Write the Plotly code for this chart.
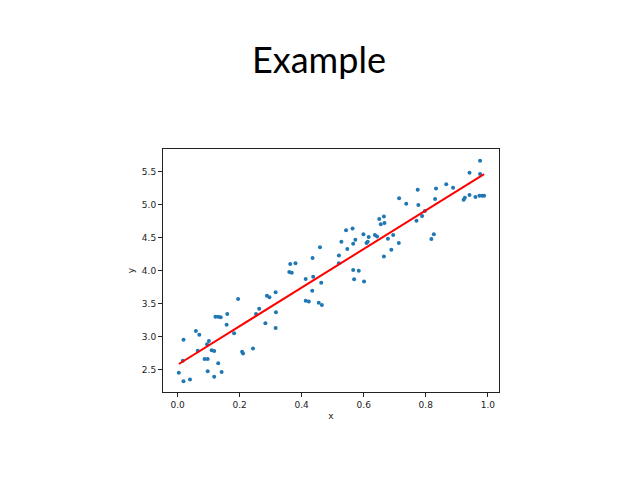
import numpy as np
import plotly.graph_objects as go

# scatter samples
x_vals = [0.004, 0.019, 0.017, 0.019, 0.040, 0.059, 0.070, 0.065, 0.087, 0.097,
          0.095, 0.101, 0.110, 0.118, 0.097, 0.118, 0.131, 0.142, 0.122, 0.131,
          0.139, 0.158, 0.160, 0.182, 0.195, 0.208, 0.211, 0.243, 0.253, 0.263,
          0.283, 0.288, 0.296, 0.316, 0.317, 0.316, 0.360, 0.368, 0.363, 0.380,
          0.413, 0.413, 0.423, 0.437, 0.435, 0.434, 0.455, 0.463, 0.465, 0.459,
          0.520, 0.520, 0.528, 0.543, 0.547, 0.564, 0.566, 0.573, 0.566, 0.584,
          0.569, 0.601, 0.599, 0.609, 0.613, 0.616, 0.636, 0.643, 0.650, 0.665,
          0.655, 0.667, 0.665, 0.678, 0.689, 0.695, 0.714, 0.713, 0.737, 0.770,
          0.774, 0.776, 0.788, 0.797, 0.818, 0.826, 0.830, 0.833, 0.866, 0.888,
          0.922, 0.926, 0.941, 0.941, 0.960, 0.975, 0.975, 0.973, 0.982, 0.988]
y_vals = [2.455, 2.955, 2.636, 2.323, 2.353, 3.086, 3.030, 2.788, 2.662, 2.662,
          2.884, 2.934, 2.793, 2.783, 2.475, 2.394, 2.596, 2.465, 3.303, 3.303,
          3.293, 3.182, 3.343, 3.051, 3.571, 2.773, 2.747, 2.823, 3.343, 3.424,
          3.202, 3.621, 3.596, 3.672, 3.369, 3.131, 3.980, 3.970, 4.101, 4.111,
          3.874, 3.545, 3.535, 3.909, 4.192, 3.697, 3.515, 3.818, 3.480, 4.354,
          4.232, 4.111, 4.439, 4.611, 4.328, 4.641, 4.409, 4.470, 4.010, 4.000,
          3.869, 3.838, 4.551, 4.419, 4.439, 4.510, 4.540, 4.520, 4.783, 4.823,
          4.702, 4.722, 4.217, 4.485, 4.318, 4.540, 5.096, 4.419, 5.015, 4.758,
          5.227, 4.995, 4.828, 4.904, 4.480, 4.551, 5.086, 5.247, 5.308, 5.258,
          5.076, 5.106, 5.485, 5.146, 5.116, 5.667, 5.465, 5.136, 5.136, 5.136]

x_ticks = [0.0, 0.2, 0.4, 0.6, 0.8, 1.0]
y_ticks = [2.5, 3.0, 3.5, 4.0, 4.5, 5.0, 5.5]

# least squares line, same as the original fit
slope, intercept = np.polyfit(x_vals, y_vals, 1)
x_line = np.array([min(x_vals), max(x_vals)])
y_line = slope * x_line + intercept

fig = go.Figure()
fig.add_trace(go.Scatter(x=x_vals, y=y_vals, mode='markers',
                         marker=dict(color='#1f77b4', size=4), hoverinfo='skip'))
fig.add_trace(go.Scatter(x=x_line, y=y_line, mode='lines',
                         line=dict(color='red', width=2), hoverinfo='skip'))

axis_style = dict(showgrid=False, zeroline=False, showline=True, mirror=True,
                  linecolor='#222', linewidth=1, ticks='outside', ticklen=4,
                  tickcolor='#222', tickfont=dict(family='DejaVu Sans', size=9, color='#222'),
                  tickformat='.1f')

# page body has an 8px margin, so the figure is a bit smaller than the window
W, H = 630, 470
L, R, T, B = 155, 139, 141, 86
fig.update_layout(
    width=W, height=H,
    margin=dict(l=L, r=R, t=T, b=B),
    paper_bgcolor='white', plot_bgcolor='white',
    showlegend=False,
    xaxis=dict(range=[-0.047, 1.036], tickvals=x_ticks, **axis_style,
               title=dict(text='x', font=dict(family='DejaVu Sans', size=9, color='#222'),
                          standoff=3)),
    yaxis=dict(range=[2.162, 5.844], tickvals=y_ticks, **axis_style,
               title=dict(text='y', font=dict(family='DejaVu Sans', size=9, color='#222'),
                          standoff=5)),
    annotations=[dict(text='Example',
                      x=(311 - L) / (W - L - R), y=1 + (T - 51) / (H - T - B),
                      xref='paper', yref='paper', xanchor='center', yanchor='middle',
                      showarrow=False, font=dict(family='Lato', size=36, color='black'))],
)

fig.write_html("out.html")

....

Reproduce the whole listing exactly, but not the images in it.

Write the Plotly code for this chart.
import numpy as np
import plotly.graph_objects as go

# scatter samples
x_vals = [0.004, 0.019, 0.017, 0.019, 0.040, 0.059, 0.070, 0.065, 0.087, 0.097,
          0.095, 0.101, 0.110, 0.118, 0.097, 0.118, 0.131, 0.142, 0.122, 0.131,
          0.139, 0.158, 0.160, 0.182, 0.195, 0.208, 0.211, 0.243, 0.253, 0.263,
          0.283, 0.288, 0.296, 0.316, 0.317, 0.316, 0.360, 0.368, 0.363, 0.380,
          0.413, 0.413, 0.423, 0.437, 0.435, 0.434, 0.455, 0.463, 0.465, 0.459,
          0.520, 0.520, 0.528, 0.543, 0.547, 0.564, 0.566, 0.573, 0.566, 0.584,
          0.569, 0.601, 0.599, 0.609, 0.613, 0.616, 0.636, 0.643, 0.650, 0.665,
          0.655, 0.667, 0.665, 0.678, 0.689, 0.695, 0.714, 0.713, 0.737, 0.770,
          0.774, 0.776, 0.788, 0.797, 0.818, 0.826, 0.830, 0.833, 0.866, 0.888,
          0.922, 0.926, 0.941, 0.941, 0.960, 0.975, 0.975, 0.973, 0.982, 0.988]
y_vals = [2.455, 2.955, 2.636, 2.323, 2.353, 3.086, 3.030, 2.788, 2.662, 2.662,
          2.884, 2.934, 2.793, 2.783, 2.475, 2.394, 2.596, 2.465, 3.303, 3.303,
          3.293, 3.182, 3.343, 3.051, 3.571, 2.773, 2.747, 2.823, 3.343, 3.424,
          3.202, 3.621, 3.596, 3.672, 3.369, 3.131, 3.980, 3.970, 4.101, 4.111,
          3.874, 3.545, 3.535, 3.909, 4.192, 3.697, 3.515, 3.818, 3.480, 4.354,
          4.232, 4.111, 4.439, 4.611, 4.328, 4.641, 4.409, 4.470, 4.010, 4.000,
          3.869, 3.838, 4.551, 4.419, 4.439, 4.510, 4.540, 4.520, 4.783, 4.823,
          4.702, 4.722, 4.217, 4.485, 4.318, 4.540, 5.096, 4.419, 5.015, 4.758,
          5.227, 4.995, 4.828, 4.904, 4.480, 4.551, 5.086, 5.247, 5.308, 5.258,
          5.076, 5.106, 5.485, 5.146, 5.116, 5.667, 5.465, 5.136, 5.136, 5.136]

x_ticks = [0.0, 0.2, 0.4, 0.6, 0.8, 1.0]
y_ticks = [2.5, 3.0, 3.5, 4.0, 4.5, 5.0, 5.5]

# least squares line, same as the original fit
slope, intercept = np.polyfit(x_vals, y_vals, 1)
x_line = np.array([min(x_vals), max(x_vals)])
y_line = slope * x_line + intercept

fig = go.Figure()
fig.add_trace(go.Scatter(x=x_vals, y=y_vals, mode='markers',
                         marker=dict(color='#1f77b4', size=4), hoverinfo='skip'))
fig.add_trace(go.Scatter(x=x_line, y=y_line, mode='lines',
                         line=dict(color='red', width=2), hoverinfo='skip'))

axis_style = dict(showgrid=False, zeroline=False, showline=True, mirror=True,
                  linecolor='#222', linewidth=1, ticks='outside', ticklen=4,
                  tickcolor='#222', tickfont=dict(family='DejaVu Sans', size=9, color='#222'),
                  tickformat='.1f')

# page body has an 8px margin, so the figure is a bit smaller than the window
W, H = 630, 470
L, R, T, B = 155, 139, 141, 86
fig.update_layout(
    width=W, height=H,
    margin=dict(l=L, r=R, t=T, b=B),
    paper_bgcolor='white', plot_bgcolor='white',
    showlegend=False,
    xaxis=dict(range=[-0.047, 1.036], tickvals=x_ticks, **axis_style,
               title=dict(text='x', font=dict(family='DejaVu Sans', size=9, color='#222'),
                          standoff=3)),
    yaxis=dict(range=[2.162, 5.844], tickvals=y_ticks, **axis_style,
               title=dict(text='y', font=dict(family='DejaVu Sans', size=9, color='#222'),
                          standoff=5)),
    annotations=[dict(text='Example',
                      x=(311 - L) / (W - L - R), y=1 + (T - 51) / (H - T - B),
                      xref='paper', yref='paper', xanchor='center', yanchor='middle',
                      showarrow=False, font=dict(family='Lato', size=36, color='black'))],
)

fig.write_html("out.html")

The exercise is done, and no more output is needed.